Click the image to see a larger, captioned version.

The main problem with diving in the Antarctic is the huge amount of stuff you have to wear to do it. If you can imagine getting all bundled up in a snow suit and then jumping underwater and breathing, that is pretty accurate. The first few times you do it, it feels positively claustrophobic and you must force yourself (really) to remain calm. Swimming any distance is tough because of your restricted mobility. Once you descend and see the underside of the ice though, you realize that you are seeing a new world. It’s not just sea ice. It is an ecosystem, and it is bigger than the entire U.S. of A. Also, it has a real fairy tale quality to it. You can get a feeling for it by looking at our photos.

Click the image to see a larger, captioned version.

A few more things are different from conventional diving. Once in the water, we regulate our buoyancy exclusively by letting air into or out of the dry suit. Our buoyancy compensator (or “BC”) is only used at the surface to keep us afloat. Once we begin the dive by deflating the BC, we don’t touch it again until we are once again at the surface. Air in the dry suit not only keeps you neutrally buoyant (not floating or sinking), it keeps you warm, too.

Click the image to see a larger, captioned version.
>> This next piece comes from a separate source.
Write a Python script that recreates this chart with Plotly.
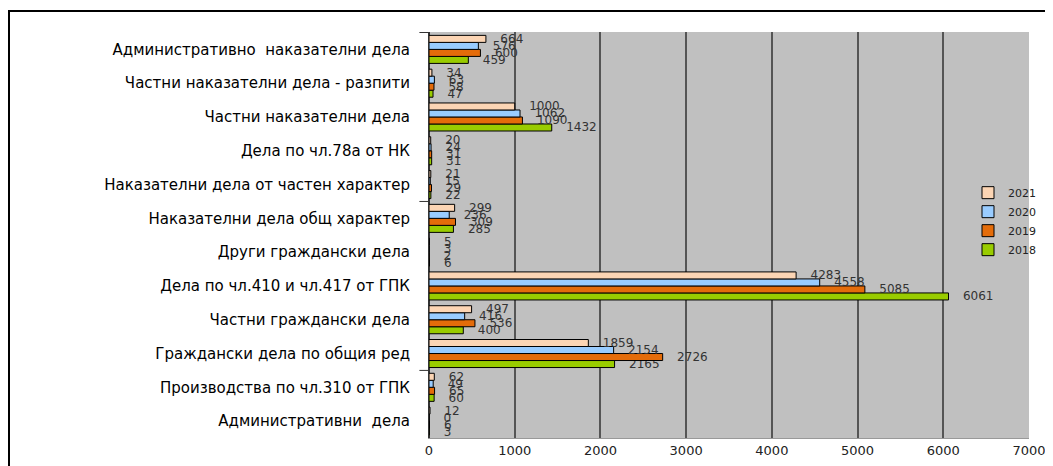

When we are down below the ice cover we are each tethered to a slightly weighted “down line” that is attached to the dive boat. Our tethers are 100 feet in length, so we are only 100 feet from safety at any time, but we have enough freedom to get our work done. This will be clearer if you look at our underwater pictures. The tethers are attached to an aluminum triangle called a “trapeze” by snap hooks equipped with an eye that allow the tether lines to pass through them. Our snap hooks are similar to the clips that are used on dog leashes. The eye where the leash is attached to the clip on a dog leash is the same place our tethers pass though on the clips we use. So… at one end of the tether is a diver, at the other is a shackle, and the line freely passes through the eye in the snap hook on the trapeze until the shackle stops it. If the diver swims toward the trapeze, the shackle sinks and takes up any slack in the line; if the diver swims away, he or she gets 100 feet before the shackle on the end of the tether brings them up short. Neat eh?

Click the image to see a larger, captioned version.
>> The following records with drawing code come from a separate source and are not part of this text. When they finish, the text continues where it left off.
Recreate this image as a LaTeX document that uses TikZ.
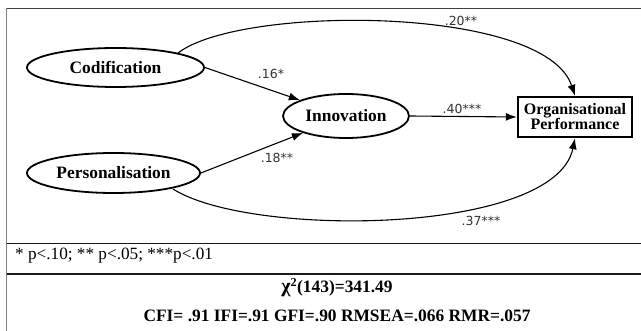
\documentclass[tikz,border=0pt]{standalone}
\usepackage{fontspec}
\setmainfont{Liberation Serif}
\newfontfamily\labfont{DejaVu Sans}
\usetikzlibrary{arrows.meta,shapes.geometric}
\begin{document}
\begin{tikzpicture}[x=1pt,y=-1pt,
  construct/.style={ellipse,draw,line width=1.8pt,inner sep=0pt,
    font=\fontsize{17.4}{18}\selectfont\bfseries},
  outcome/.style={rectangle,draw,line width=2.4pt,inner sep=0pt,align=center,
    minimum width=114pt,minimum height=40pt,
    font=\fontsize{16}{15}\selectfont\bfseries},
  path/.style={line width=1.1pt,-{Latex[length=11pt,width=8pt]}},
  coef/.style={font=\labfont\fontsize{12.5}{13}\selectfont,text=black!80,inner sep=0pt},
  rule/.style={line width=1.8pt,black!90},
  txt/.style={inner sep=0pt,font=\fontsize{17.2}{18}\selectfont}
]
\useasboundingbox (0,0) rectangle (641,331);
\fill[white] (0,0) rectangle (641,331);
% frame
\draw[line width=1.5pt,black!75] (6.5,8.5) -- (641,8.5);
\draw[line width=1.6pt,black!50] (6.5,8.5) -- (6.5,331);
\draw[rule] (6.5,243.5) -- (641,243.5);
\draw[rule] (6.5,274) -- (641,274);

% nodes
\node[construct,minimum width=177pt,minimum height=39pt] (cod) at (115.5,67.5) {Codification};
\node[construct,minimum width=173pt,minimum height=40pt] (per) at (113.5,173) {Personalisation};
\node[construct,minimum width=126pt,minimum height=44pt] (inn) at (346,116) {Innovation};
\node[outcome] (op) at (575,117) {Organisational\\Performance};

% paths
\draw[path] (cod.east) -- (inn);
\draw[path] (per.east) -- (inn);
\draw[path] (inn.east) -- (op.west);
\coordinate (codtop) at (178,53);
\coordinate (pertop) at (173,189);
\draw[path] (codtop) .. controls (240,5) and (545,5) .. (op.north);
\draw[path] (pertop) .. controls (250,238) and (555,235) .. (op.south);

% coefficients
\node[coef] (c16) at (271,74) {.16*};
\node[coef] (c18) at (277,158) {.18**};
\node[coef] (c40) at (462,109) {.40***};
\node[coef] (c20) at (461,21) {.20**};
\node[coef] (c37) at (481,221) {.37***};

% notes
\node[txt,anchor=base west] (note) at (15,260) {* p<.10; ** p<.05; ***p<.01};
\node[txt,anchor=base,font=\fontsize{17.4}{18}\selectfont\bfseries] (chi) at (337,293) {{\fontsize{20}{20}\selectfont χ}\textsuperscript{2}(143)=341.49};
\node[txt,anchor=base,font=\fontsize{17.4}{18}\selectfont\bfseries] (fit) at (337,322) {CFI= .91 IFI=.91 GFI=.90 RMSEA=.066 RMR=.057};
\end{tikzpicture}
\end{document}
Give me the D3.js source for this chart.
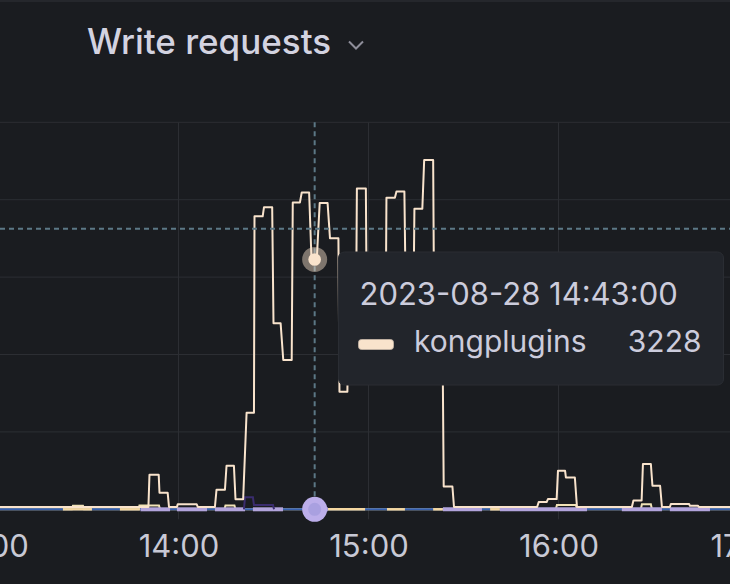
<!DOCTYPE html>
<meta charset="utf-8">
<title>Write requests</title>
<style>
  body { margin: 0; background: #1a1c20; }
  svg { display: block; font-family: Inter, "Noto Sans", sans-serif; }
</style>
<div id="viz"></div>
<script src="https://cdnjs.cloudflare.com/ajax/libs/d3/7.8.5/d3.min.js"></script>
<script>

var width = 730;
var height = 584;

var yTicks = [0, 1000, 2000, 3000, 4000, 5000];
var hourTicks = ["13:00", "14:00", "15:00", "16:00", "17:00"];

// kongplugins write requests [time, value]
var kongplugins = [
  ["12:58:00", 30], ["13:50:30", 30], ["13:50:50", 445], ["13:53:45", 445],
  ["13:54:00", 213], ["13:56:35", 213], ["13:57:00", 30], ["13:59:30", 30],
  ["13:59:45", 65], ["14:05:45", 65], ["14:06:05", 30], ["14:11:30", 30],
  ["14:12:00", 252], ["14:14:40", 252], ["14:15:10", 562], ["14:17:30", 562],
  ["14:18:00", 129], ["14:20:25", 129], ["14:21:30", 1248], ["14:23:50", 1248],
  ["14:24:00", 3785], ["14:26:35", 3785], ["14:27:00", 3904], ["14:29:35", 3904],
  ["14:30:00", 2403], ["14:32:15", 2403], ["14:33:05", 1929], ["14:35:45", 1929],
  ["14:36:05", 3963], ["14:38:20", 3963], ["14:38:55", 4093], ["14:41:15", 4093],
  ["14:42:00", 3228], ["14:43:40", 3228], ["14:44:35", 3956], ["14:47:05", 3956],
  ["14:47:50", 3503], ["14:50:30", 3503], ["14:50:50", 1520], ["14:53:20", 1520],
  ["14:53:40", 2600], ["14:56:05", 2600], ["14:56:20", 4146], ["14:59:10", 4146],
  ["14:59:30", 2200], ["15:02:20", 2200], ["15:02:40", 1800], ["15:05:20", 1800],
  ["15:05:40", 4026], ["15:08:20", 4026], ["15:08:50", 4106], ["15:11:20", 4106],
  ["15:11:50", 2500], ["15:14:10", 2500], ["15:14:30", 3884], ["15:17:00", 3884],
  ["15:17:35", 4513], ["15:20:25", 4513], ["15:20:45", 2400], ["15:23:20", 2400],
  ["15:23:45", 295], ["15:26:30", 295], ["15:27:00", 30], ["15:53:15", 30],
  ["15:53:45", 93], ["15:56:15", 93], ["15:56:40", 132], ["15:59:25", 132],
  ["15:59:50", 497], ["16:02:05", 497], ["16:02:20", 411], ["16:05:10", 411],
  ["16:05:50", 30], ["16:23:10", 30], ["16:23:40", 114], ["16:26:15", 114],
  ["16:26:40", 585], ["16:29:10", 585], ["16:29:40", 304], ["16:32:05", 304],
  ["16:32:40", 30], ["16:35:10", 30], ["16:35:30", 70], ["16:41:15", 70],
  ["16:41:30", 45], ["16:44:05", 45], ["16:44:20", 30], ["17:02:00", 30]
];

// the small series near zero
var yellowSeries = [
  ["12:58:00", 0], ["13:26:20", 0], ["13:26:40", 46], ["13:29:50", 46], ["13:30:10", 0],
  ["13:47:25", 0], ["13:47:40", 50], ["13:53:50", 50], ["13:54:10", 0],
  ["14:14:30", 0], ["14:14:50", 50], ["14:17:40", 50], ["14:18:00", 0],
  ["15:59:10", 0], ["15:59:30", 55], ["16:05:30", 55], ["16:05:50", 0],
  ["16:26:00", 0], ["16:26:20", 65], ["16:29:10", 65], ["16:29:30", 0], ["17:02:00", 0]
];
var purpleSeries = [
  ["14:20:40", 0], ["14:21:00", 155], ["14:23:30", 155], ["14:23:50", 55],
  ["14:29:50", 55], ["14:30:10", 0]
];
var blueSeries = [["12:58:00", 0], ["17:02:00", 0]];
var peachRuns = [
  ["13:23:30", "13:32:40"], ["13:41:30", "13:47:50"], ["14:47:10", "14:58:55"],
  ["15:05:50", "15:11:30"], ["15:20:25", "15:23:30"], ["15:38:25", "15:41:30"]
];
var lavenderRuns = [
  ["13:48:00", "13:57:20"], ["13:59:30", "14:09:00"], ["14:11:30", "14:21:00"],
  ["14:23:30", "14:33:00"], ["14:39:20", "14:47:10"], ["15:23:30", "15:35:50"],
  ["15:41:30", "16:09:00"], ["16:20:00", "16:32:40"], ["16:35:10", "16:47:50"]
];

var hoverTime = "14:43:00";
var hoverValue = 3228;
var cursorValue = 3625;
var tooltipDate = "2023-08-28 14:43:00";
var tooltipName = "kongplugins";

var parse = d3.timeParse("%H:%M:%S");

var x = d3.scaleTime()
  .domain([parse("13:00:00"), parse("17:00:00")])
  .range([-11.5, 748.5]);
var y = d3.scaleLinear()
  .domain([0, 5000])
  .range([509.3, 122.3]);

var svg = d3.select("#viz")
  .append("svg")
  .attr("width", width)
  .attr("height", height);

svg.append("rect")
  .attr("width", width).attr("height", height)
  .attr("fill", "#1a1c20");
svg.append("rect")
  .attr("width", width).attr("height", 2)
  .attr("fill", "#25272c");

// title
svg.append("text")
  .attr("x", 87)
  .attr("y", 54)
  .attr("fill", "#d3d3e0")
  .attr("font-size", 35)
  .attr("font-weight", 500)
  .text("Write requests");
svg.append("path")
  .attr("d", "M349,41.5 L356,48.5 L363,41.5")
  .attr("fill", "none")
  .attr("stroke", "#8e8e9a")
  .attr("stroke-width", 2);

// grid
svg.append("g")
  .selectAll("line")
  .data(yTicks)
  .join("line")
  .attr("x1", 0).attr("x2", width)
  .attr("y1", d => y(d)).attr("y2", d => y(d))
  .attr("stroke", "#2c2e33");
svg.append("g")
  .selectAll("line")
  .data(hourTicks)
  .join("line")
  .attr("x1", d => x(parse(d + ":00"))).attr("x2", d => x(parse(d + ":00")))
  .attr("y1", y(5000)).attr("y2", y(0) + 10)
  .attr("stroke", "#2c2e33");

// x axis labels
var xAxis = svg.append("g")
  .attr("transform", "translate(0,556.5)")
  .call(d3.axisBottom(x)
    .tickValues(hourTicks.map(d => parse(d + ":00")))
    .tickFormat(d3.timeFormat("%H:%M"))
    .tickSize(0)
    .tickPadding(0));
xAxis.select(".domain").remove();
xAxis.selectAll("text")
  .attr("dy", 0)
  .attr("fill", "#c8c9d5")
  .attr("font-size", 31)
  .attr("font-family", "Inter, sans-serif");

var line = d3.line()
  .x(d => x(parse(d[0])))
  .y(d => y(d[1]));

function drawRuns(runs, color, w) {
  svg.append("g")
    .selectAll("path")
    .data(runs)
    .join("path")
    .attr("d", d => line([[d[0], 0], [d[1], 0]]))
    .attr("fill", "none")
    .attr("stroke", color)
    .attr("stroke-width", w);
}

svg.append("path")
  .attr("d", line(yellowSeries))
  .attr("fill", "none")
  .attr("stroke", "#f1e3b6")
  .attr("stroke-width", 2);
svg.append("path")
  .attr("d", line(blueSeries))
  .attr("fill", "none")
  .attr("stroke", "#3660b0")
  .attr("stroke-width", 2);
drawRuns(peachRuns, "#f4d7a1", 2.5);
drawRuns(lavenderRuns, "#b2a4dc", 4);
svg.append("path")
  .attr("d", line(purpleSeries))
  .attr("fill", "none")
  .attr("stroke", "#3a2c6e")
  .attr("stroke-width", 2);
svg.append("path")
  .attr("d", line(kongplugins))
  .attr("fill", "none")
  .attr("stroke", "#f9e3cc")
  .attr("stroke-width", 2)
  .attr("stroke-linejoin", "round");

// crosshair
var hx = x(parse(hoverTime));
svg.append("line")
  .attr("x1", hx).attr("x2", hx)
  .attr("y1", y(5000)).attr("y2", y(0))
  .attr("stroke", "#5c7886")
  .attr("stroke-width", 2)
  .attr("stroke-dasharray", "5,4");
svg.append("line")
  .attr("x1", 0).attr("x2", width)
  .attr("y1", y(cursorValue)).attr("y2", y(cursorValue))
  .attr("stroke", "#5c7886")
  .attr("stroke-width", 2)
  .attr("stroke-dasharray", "5,4");

// hover points
svg.append("circle")
  .attr("cx", hx).attr("cy", y(0)).attr("r", 12.5)
  .attr("fill", "#bcaeea");
svg.append("circle")
  .attr("cx", hx).attr("cy", y(0)).attr("r", 6.5)
  .attr("fill", "#a9a0e0");
svg.append("circle")
  .attr("cx", hx).attr("cy", y(hoverValue)).attr("r", 12.5)
  .attr("fill", "#f9e3cc").attr("fill-opacity", 0.45);
svg.append("circle")
  .attr("cx", hx).attr("cy", y(hoverValue)).attr("r", 6.3)
  .attr("fill", "#f9e3cc");

// tooltip
var tip = svg.append("g").attr("transform", "translate(338.5,252)");
tip.append("rect")
  .attr("width", 385).attr("height", 133).attr("rx", 6)
  .attr("fill", "#22252b")
  .attr("stroke", "#2a2d33");
tip.append("text")
  .attr("x", 21).attr("y", 53)
  .attr("fill", "#ccccdc")
  .attr("font-size", 31)
  .text(tooltipDate);
tip.append("rect")
  .attr("x", 20).attr("y", 87.5).attr("width", 35).attr("height", 10).attr("rx", 3)
  .attr("fill", "#f9e3cc")
  .attr("stroke", "#c8b8a8").attr("stroke-width", 0.8);
tip.append("text")
  .attr("x", 75.5).attr("y", 100)
  .attr("fill", "#ccccdc")
  .attr("font-size", 30)
  .text(tooltipName);
tip.append("text")
  .attr("x", 363).attr("y", 100)
  .attr("text-anchor", "end")
  .attr("fill", "#ccccdc")
  .attr("font-size", 30)
  .text(hoverValue);

</script>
Our job underneath the ice is twofold. First, we want to get accurate counts of the numbers of larval krill underneath the ice. We do this by using a thirty-foot plastic chain stretched underneath the ice and held in place on each end by ice screws. My student, Joel Bellucci, who is studying the larval krill distributions, can then film the length of the chain with a video camera and we can use visual counts or a computer program to see how many krill are in that area. Our other job is to collect both specimens of the larval krill, to see how well they are doing, and of any predators, like jellyfish, that we find eating the larval krill. Another of our USF students, Kerri Scolardi, is studying the krill predators for her graduate degree.

Click the image to see a larger, captioned version.
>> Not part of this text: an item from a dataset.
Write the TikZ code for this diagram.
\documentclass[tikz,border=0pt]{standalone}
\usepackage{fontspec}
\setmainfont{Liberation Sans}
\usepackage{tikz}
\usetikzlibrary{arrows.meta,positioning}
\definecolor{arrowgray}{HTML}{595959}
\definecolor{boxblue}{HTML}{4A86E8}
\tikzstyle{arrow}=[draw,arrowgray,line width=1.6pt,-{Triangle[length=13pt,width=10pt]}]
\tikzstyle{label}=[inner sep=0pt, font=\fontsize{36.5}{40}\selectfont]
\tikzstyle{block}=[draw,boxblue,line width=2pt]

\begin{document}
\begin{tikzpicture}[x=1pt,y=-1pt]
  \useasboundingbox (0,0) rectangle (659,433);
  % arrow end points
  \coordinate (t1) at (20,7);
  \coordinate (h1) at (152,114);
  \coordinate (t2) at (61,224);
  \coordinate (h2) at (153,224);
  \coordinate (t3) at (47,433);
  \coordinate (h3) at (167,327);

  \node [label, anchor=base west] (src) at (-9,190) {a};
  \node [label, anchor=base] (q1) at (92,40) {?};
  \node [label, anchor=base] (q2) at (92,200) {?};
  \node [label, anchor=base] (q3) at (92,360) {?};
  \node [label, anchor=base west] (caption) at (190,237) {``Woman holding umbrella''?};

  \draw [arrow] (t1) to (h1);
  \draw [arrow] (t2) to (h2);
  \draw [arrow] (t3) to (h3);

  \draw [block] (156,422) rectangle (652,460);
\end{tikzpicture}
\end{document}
The light underneath the ice is lovely, as you can see from the photos, and sometimes we get visits from crabeater seals to liven up the dives. Visibility is often as great as 200 feet in the winter, because there no algae in the water to make it murky. Our greatest danger is having the ice move in on top of us, denying us access to the surface. This can happen if the wind picks up suddenly and our boat, or the ice, begins to move. Our dive tenders must be ever-vigilant to be sure that a hole is kept open or that they pull us up by our tethers before we are in trouble.

The matchless beauty of the Antarctic on top of the ice or below it always carries with it a barb of danger. If you get careless, it can be costly. I am here to say that it is worth it.